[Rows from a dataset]
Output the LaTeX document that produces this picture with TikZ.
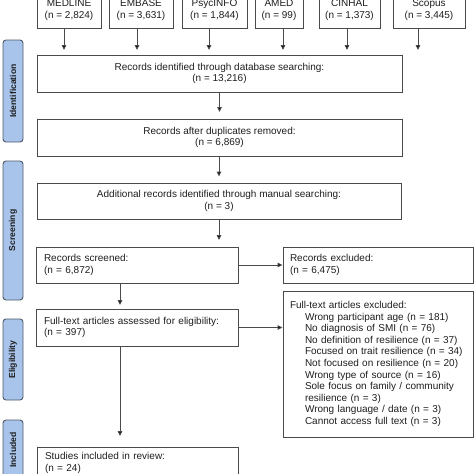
\documentclass[tikz,border=0pt]{standalone}
\usepackage{fontspec}
\setmainfont{Liberation Sans}
\usetikzlibrary{arrows.meta}
\definecolor{boxgray}{HTML}{4A4A4A}
\definecolor{textgray}{HTML}{1E1E1E}
\definecolor{labelfill}{HTML}{A8C4EA}
\definecolor{labeldraw}{HTML}{4E5A6A}
\begin{document}
\begin{tikzpicture}[x=1pt,y=-1pt,
  box/.style={draw=boxgray, line width=0.9pt, inner sep=0pt, minimum height=36pt,
    font=\fontsize{10}{11.6}\selectfont, text=textgray, align=center},
  lbox/.style={box, align=left, inner xsep=8pt},
  phase/.style={draw=labeldraw, fill=labelfill, line width=0.9pt, rounded corners=3pt,
    rotate=90, minimum height=20pt, inner sep=0pt, text=textgray,
    font=\fontsize{8.6}{9}\selectfont\bfseries},
  arr/.style={draw=boxgray, line width=0.9pt, -{Triangle[length=5pt,width=4.5pt,fill=black]}}]
\useasboundingbox (0,0) rectangle (474,474);
\clip (0,0) rectangle (474,474);
% database boxes
\node[box, minimum width=64pt] (medline) at (69,10) {MEDLINE\\(n = 2,824)};
\node[box, minimum width=64pt] (embase) at (141,10) {EMBASE\\(n = 3,631)};
\node[box, minimum width=65pt] (psyc) at (214.5,10) {PsycINFO\\(n = 1,844)};
\node[box, minimum width=48pt] (amed) at (279,10) {AMED\\(n = 99)};
\node[box, minimum width=61pt] (cinhal) at (349.5,10) {CINHAL\\(n = 1,373)};
\node[box, minimum width=72pt] (scopus) at (429,10) {Scopus\\(n = 3,445)};
\coordinate (t1) at (64,50);
\coordinate (t2) at (137,50);
\coordinate (t3) at (209,50);
\coordinate (t4) at (283,50);
\coordinate (t5) at (347,50);
\coordinate (t6) at (418,50);
\draw[arr] (medline.south -| t1) -- (t1);
\draw[arr] (embase.south -| t2) -- (t2);
\draw[arr] (psyc.south -| t3) -- (t3);
\draw[arr] (amed.south -| t4) -- (t4);
\draw[arr] (cinhal.south -| t5) -- (t5);
\draw[arr] (scopus.south -| t6) -- (t6);
% main flow
\node[box, minimum width=365pt, minimum height=37pt] (ident) at (219.5,73.5)
  {Records identified through database searching:\\(n = 13,216)};
\node[box, minimum width=365pt, minimum height=37pt] (dup) at (219.5,137.5)
  {Records after duplicates removed:\\(n = 6,869)};
\node[box, minimum width=364pt] (add) at (219,201)
  {Additional records identified through manual searching:\\(n = 3)};
\node[lbox, minimum width=202pt, text width=186pt] (screened) at (137,265)
  {Records screened:\\(n = 6,872)};
\node[lbox, minimum width=190pt, text width=176pt, inner xsep=7pt] (excl) at (378,265)
  {Records excluded:\\(n = 6,475)};
\node[lbox, minimum width=202pt, text width=186pt, minimum height=37pt] (full) at (137,327.5)
  {Full-text articles assessed for eligibility:\\(n = 397)};
\node[lbox, minimum width=190pt, text width=176pt, inner xsep=7pt, minimum height=146pt] (ftexcl) at (378,364)
  {Full-text articles excluded:\\
   \hspace*{15pt}Wrong participant age (n = 181)\\
   \hspace*{15pt}No diagnosis of SMI (n = 76)\\
   \hspace*{15pt}No definition of resilience (n = 37)\\
   \hspace*{15pt}Focused on trait resilience (n = 34)\\
   \hspace*{15pt}Not focused on resilience (n = 20)\\
   \hspace*{15pt}Wrong type of source (n = 16)\\
   \hspace*{15pt}Sole focus on family / community\\
   \hspace*{15pt}resilience (n = 3)\\
   \hspace*{15pt}Wrong language / date (n = 3)\\
   \hspace*{15pt}Cannot access full text (n = 3)};
\node[lbox, minimum width=201pt, text width=185pt, minimum height=31.5pt] (incl) at (137.5,462.75)
  {Studies included in review:\\(n = 24)};
% arrows
\draw[arr, shorten >=6.5pt] (ident.south) -- (dup.north);
\draw[arr, shorten >=6pt] (dup.south -| add) -- (add.north);
\draw[arr, shorten >=6.5pt] (add.south) -- (add.south |- screened.north);
\coordinate (s1) at (120,305);
\draw[arr] (screened.south -| s1) -- (s1);
\coordinate (s2) at (120,436);
\draw[arr] (full.south -| s2) -- (s2);
\draw[arr] (screened.east) -- (excl.west);
\draw[arr] (full.east) -- (full.east -| ftexcl.west);
% phase labels
\node[phase, minimum width=102pt] (pid) at (13,91) {Identification};
\node[phase, minimum width=139pt] (pscr) at (13,230.5) {Screening};
\node[phase, minimum width=81pt] (pel) at (13,359.5) {Eligibility};
\node[phase, minimum width=60pt] (pinc) at (13,450) {Included};
\end{tikzpicture}
\end{document}
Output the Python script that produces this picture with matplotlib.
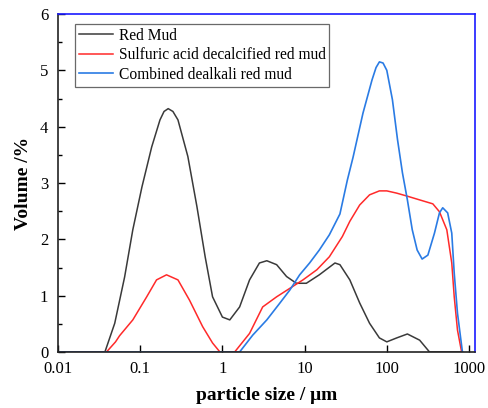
import matplotlib
matplotlib.use("Agg")
import matplotlib.pyplot as plt
from matplotlib.ticker import FixedLocator, NullLocator, MultipleLocator, FixedFormatter

# ---- data (particle size in µm, volume in %) ----
rm_x = [0.01, 0.0372, 0.049, 0.0646, 0.0813, 0.105, 0.138, 0.174, 0.195, 0.219, 0.25,
        0.288, 0.380, 0.490, 0.617, 0.759, 1.0, 1.23, 1.62, 2.14, 2.82, 3.47, 4.57,
        6.03, 7.94, 10.5, 15.1, 23.4, 26.9, 35.5, 46.8, 61.7, 81.3, 100, 132,
        178, 251, 331, 832]
rm_y = [0, 0, 0.51, 1.33, 2.17, 2.93, 3.64, 4.12, 4.27, 4.32, 4.27,
        4.12, 3.47, 2.58, 1.69, 0.98, 0.62, 0.57, 0.80, 1.28, 1.58, 1.62, 1.55,
        1.34, 1.22, 1.22, 1.37, 1.58, 1.55, 1.28, 0.87, 0.51, 0.25, 0.18, 0.25,
        0.32, 0.21, 0, 0]

sa_x = [0.01, 0.0389, 0.0501, 0.0562, 0.0813, 0.120, 0.158, 0.209, 0.288, 0.398, 0.575,
        0.759, 0.933, 1.41, 2.14, 3.09, 4.57, 6.61, 9.55, 14.1, 20.0, 28.8,
        35.5, 46.8, 61.7, 81.3, 100, 132, 174, 251, 363, 437, 537, 617, 661,
        724, 813]
sa_y = [0, 0, 0.18, 0.29, 0.57, 0.98, 1.28, 1.37, 1.28, 0.92, 0.45,
        0.16, 0, 0, 0.33, 0.80, 0.98, 1.13, 1.28, 1.46, 1.69, 2.05,
        2.32, 2.61, 2.79, 2.86, 2.86, 2.82, 2.77, 2.70, 2.63, 2.49, 2.17, 1.58, 0.98,
        0.39, 0]

cd_x = [0.01, 1.62, 2.34, 3.47, 5.01, 6.61, 8.71, 11.5, 15.1, 20.0, 26.9,
        33.1, 38.9, 51.3, 66.1, 74.0, 81.3, 90.0, 100, 117, 135, 155, 178, 204, 234,
        269, 316, 380, 437, 479, 550, 617, 661, 724, 832]
cd_y = [0, 0, 0.30, 0.57, 0.87, 1.10, 1.37, 1.58, 1.81, 2.08, 2.45,
        3.05, 3.46, 4.24, 4.83, 5.05, 5.15, 5.13, 5.0, 4.48, 3.77, 3.18, 2.70, 2.17, 1.81,
        1.65, 1.72, 2.11, 2.47, 2.56, 2.47, 2.11, 1.40, 0.69, 0]

labels = ["Red Mud", "Sulfuric acid decalcified red mud", "Combined dealkali red mud"]
xticks = [0.01, 0.1, 1, 10, 100, 1000]
xtick_labels = ["0.01", "0.1", "1", "10", "100", "1000"]
yticks = [0, 1, 2, 3, 4, 5, 6]

plt.rcParams['font.family'] = ['Liberation Serif', 'DejaVu Serif']

fig = plt.figure(figsize=(4.89, 4.08), dpi=100)
ax = fig.add_axes([58/489, 1-352/408, (475-58)/489, (352-14)/408])

ax.plot(rm_x, rm_y, color='#3a3a3a', lw=1.1, label=labels[0])
ax.plot(sa_x, sa_y, color='#ff2a2a', lw=1.1, label=labels[1])
ax.plot(cd_x, cd_y, color='#2a7be4', lw=1.2, label=labels[2])

ax.set_xscale('log')
ax.set_xlim(0.01, 1183)
ax.set_ylim(0, 6)
ax.xaxis.set_major_locator(FixedLocator(xticks))
ax.xaxis.set_major_formatter(FixedFormatter(xtick_labels))
ax.xaxis.set_minor_locator(NullLocator())
ax.yaxis.set_major_locator(FixedLocator(yticks))
ax.yaxis.set_minor_locator(MultipleLocator(0.5))

ax.tick_params(which='both', direction='in', top=False, right=False, labelsize=12, colors='black')
ax.tick_params(which='major', length=5, width=1)
ax.tick_params(which='minor', length=3, width=1)
ax.tick_params(axis='x', which='major', pad=6.5)
ax.tick_params(axis='y', which='major', pad=7)

for s in ['left', 'bottom']:
    ax.spines[s].set_color('#222222')
    ax.spines[s].set_linewidth(1.2)
for s in ['top', 'right']:
    ax.spines[s].set_color('#1a1aff')
    ax.spines[s].set_linewidth(1.2)

ax.set_xlabel('particle size / μm', fontsize=14, fontweight='bold', labelpad=7)
ax.set_ylabel('Volume /%', fontsize=14, fontweight='bold', labelpad=6)

leg = ax.legend(loc='upper left', bbox_to_anchor=(17/417, 1-10/338), borderaxespad=0,
                fontsize=11.2, handlelength=2.2, handletextpad=0.35, labelspacing=0.22,
                fancybox=False, frameon=True, borderpad=0.25)
leg.get_frame().set_edgecolor('#444444')
leg.get_frame().set_linewidth(0.9)

fig.savefig('out.png', dpi=100)
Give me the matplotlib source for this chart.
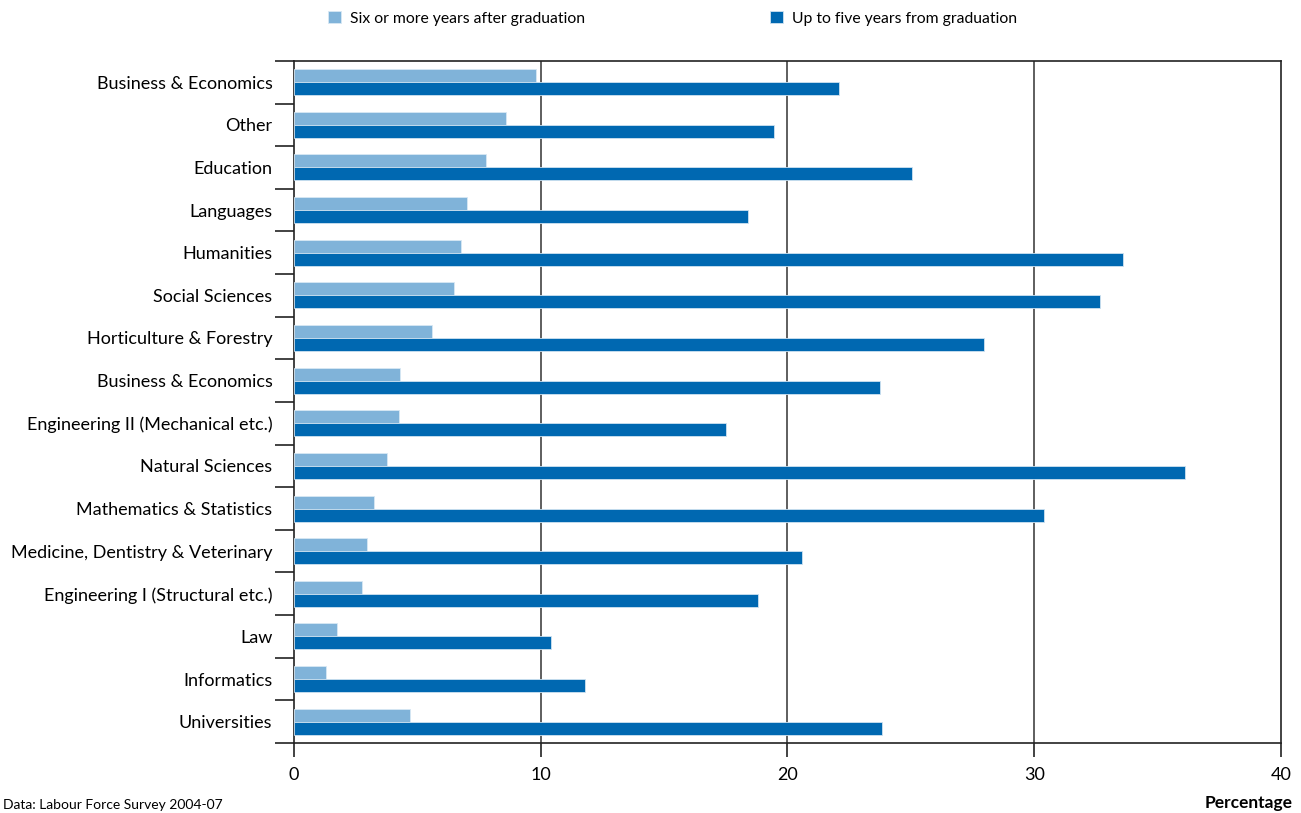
import matplotlib.pyplot as plt
import numpy as np

plt.rcParams['font.family'] = ['Lato', 'DejaVu Sans']

categories = ["Business & Economics", "Other", "Education", "Languages", "Humanities",
              "Social Sciences", "Horticulture & Forestry", "Business & Economics",
              "Engineering II (Mechanical etc.)", "Natural Sciences",
              "Mathematics & Statistics", "Medicine, Dentistry & Veterinary",
              "Engineering I (Structural etc.)", "Law", "Informatics", "Universities"]
six_plus = [9.8, 8.6, 7.8, 7.0, 6.75, 6.5, 5.6, 4.3, 4.25, 3.75,
            3.25, 2.95, 2.75, 1.75, 1.3, 4.7]
up_to_five = [22.1, 19.45, 25.05, 18.4, 33.6, 32.65, 27.95, 23.75, 17.5, 36.1,
              30.4, 20.6, 18.8, 10.4, 11.8, 23.85]
xticks = [0, 10, 20, 30, 40]

light = '#80b3d9'
dark = '#0068b1'

fig = plt.figure(figsize=(13.01, 8.13), dpi=100)
ax = fig.add_axes([0.226, 0.0861, 0.7586, 0.839])

y = np.arange(len(categories))
h = 0.305
ax.barh(y - h / 2, six_plus, height=h, color=light, edgecolor='#d8e8f4', linewidth=0.6,
        label='Six or more years after graduation', zorder=3)
ax.barh(y + h / 2, up_to_five, height=h, color=dark, edgecolor='#cfe2f1', linewidth=0.6,
        label='Up to five years from graduation', zorder=3)

ax.set_xlim(0, 40)
ax.set_ylim(len(categories) - 0.5, -0.5)
ax.set_xticks(xticks)
ax.set_xticklabels([str(t) for t in xticks], fontsize=13)
ax.tick_params(axis='x', length=10, width=1.2, color='#222222', pad=7)

ax.set_yticks(y)
ax.set_yticklabels(categories, fontsize=13)
ax.tick_params(axis='y', which='major', length=0, pad=15.5)
ax.set_yticks(np.arange(-0.5, len(categories)), minor=True)
ax.tick_params(axis='y', which='minor', length=14, width=1.2, color='#222222')

for t in xticks[1:-1]:
    ax.axvline(t, color='#333333', lw=1.1, zorder=1)
for s in ax.spines.values():
    s.set_color('#222222')
    s.set_linewidth(1.2)

fig.legend(loc='upper left', bbox_to_anchor=(0.241, 1.004), ncol=2, frameon=False,
           fontsize=11.3, handlelength=0.85, handleheight=0.85, handletextpad=0.55,
           columnspacing=11.8)

fig.text(0.9935, 0.012, 'Percentage', ha='right', va='center', fontsize=12.5,
         fontweight='bold')
fig.text(0.002, 0.002, 'Data: Labour Force Survey 2004-07', ha='left', va='bottom',
         fontsize=10)

fig.savefig('out.png', dpi=100)
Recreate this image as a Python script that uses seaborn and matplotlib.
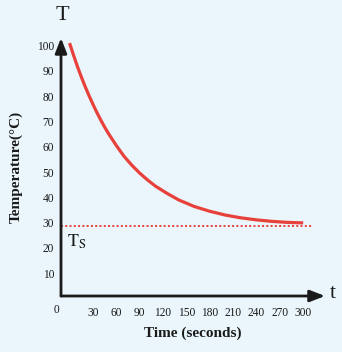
import numpy as np
import pandas as pd
import matplotlib
matplotlib.use("Agg")
import matplotlib.pyplot as plt
import seaborn as sns

# ---- data ----
time_s = [0, 5, 10, 15, 20, 25, 30, 35, 40, 45, 50, 60, 70, 80, 90, 100, 110, 125,
          140, 160, 180, 200, 220, 240, 260, 280, 300]
temp_c = [101, 96.3, 91.8, 87.7, 83.8, 80.2, 76.8, 73.6, 70.6, 67.8, 65.2, 60.5, 56.2,
          52.7, 49.6, 46.9, 44.5, 41.6, 39.0, 36.4, 34.5, 33.0, 31.9, 31.1, 30.5, 30.1, 29.9]
ts_value = 28.5
x_ticks = [30, 60, 90, 120, 150, 180, 210, 240, 270, 300]
y_ticks = [10, 20, 30, 40, 50, 60, 70, 80, 90, 100]

BG = "#eaf6fb"
RED = "#e8403a"
INK = "#1a1a1a"

sns.set_style("white", {"axes.facecolor": BG, "figure.facecolor": BG})
plt.rcParams["font.family"] = ["Liberation Serif", "DejaVu Serif"]
plt.rcParams["mathtext.fontset"] = "stix"

fig = plt.figure(figsize=(3.42, 3.52), dpi=100)
fig.patch.set_facecolor(BG)
W, H = 342, 352
ax = fig.add_axes([61 / W, 1 - 296 / H, (325 - 61) / W, (296 - 38) / H])
ax.set_facecolor(BG)

df = pd.DataFrame({"t": time_s, "T": temp_c})
sns.lineplot(data=df, x="t", y="T", ax=ax, color=RED, lw=2.3, solid_capstyle="butt")
ax.plot([-11, 311], [ts_value, ts_value], color=RED, lw=1.4, ls=(0, (1, 1.2)))

ax.set_xlim(-11, 328)
ax.set_ylim(1, 103)
for s in ax.spines.values():
    s.set_visible(False)

# axes with arrows
arrow_kw = dict(arrowstyle="-|>,head_length=0.9,head_width=0.35", lw=2.0, color=INK,
                shrinkA=0, shrinkB=0)
ax.annotate("", xy=(1, 0), xytext=(0, 0), xycoords="axes fraction",
            textcoords="axes fraction", arrowprops=arrow_kw, annotation_clip=False)
ax.annotate("", xy=(0, 1), xytext=(0, 0), xycoords="axes fraction",
            textcoords="axes fraction", arrowprops=arrow_kw, annotation_clip=False)

# ticks
ax.set_xticks(x_ticks)
ax.set_xticklabels([str(v) for v in x_ticks])
ax.set_xticks(np.arange(5, 261, 15), minor=True)
ax.tick_params(axis="x", which="major", length=0, pad=8, labelsize=8.3, labelcolor=INK)
ax.tick_params(axis="x", which="minor", length=4, width=1.0, direction="in", color="#7a7a6a")
ax.set_yticks(y_ticks)
ax.set_yticklabels([str(v) for v in y_ticks])
ax.tick_params(axis="y", which="major", length=4, width=1.0, direction="in",
               color="#7a7a6a", pad=5, labelsize=8.3, labelcolor=INK)

ax.set_xlabel("Time (seconds)", fontsize=11, fontweight="bold", color=INK, labelpad=5)
ax.set_ylabel("Temperature(°C)", fontsize=11, fontweight="bold", color=INK, labelpad=10)

ax.annotate("0", xy=(0, 0), xycoords="axes fraction", xytext=(-3, -10),
            textcoords="offset points", fontsize=8.3, color=INK, ha="center", va="center",
            annotation_clip=False)
fig.text(62 / W, 1 - 15 / H, "T", fontsize=16, color=INK, ha="center", va="center")
fig.text(333 / W, 1 - 294 / H, "t", fontsize=16, color=INK, ha="center", va="center")
ax.text(-3.5, 22.5, r"$\mathrm{T_S}$", fontsize=13, color=INK, ha="left", va="center")

fig.savefig("out.png", dpi=100, facecolor=BG)
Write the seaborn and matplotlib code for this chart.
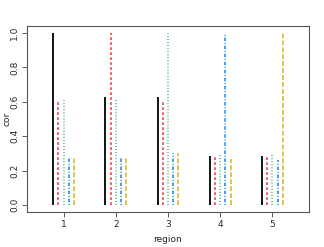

- _Exercise details_
Track down every line with the word "seaborn" and copy it.

- _Worked solution_
Recreate this image as a Python script that uses seaborn and matplotlib.
import seaborn as sns
Write the seaborn and matplotlib code for this chart.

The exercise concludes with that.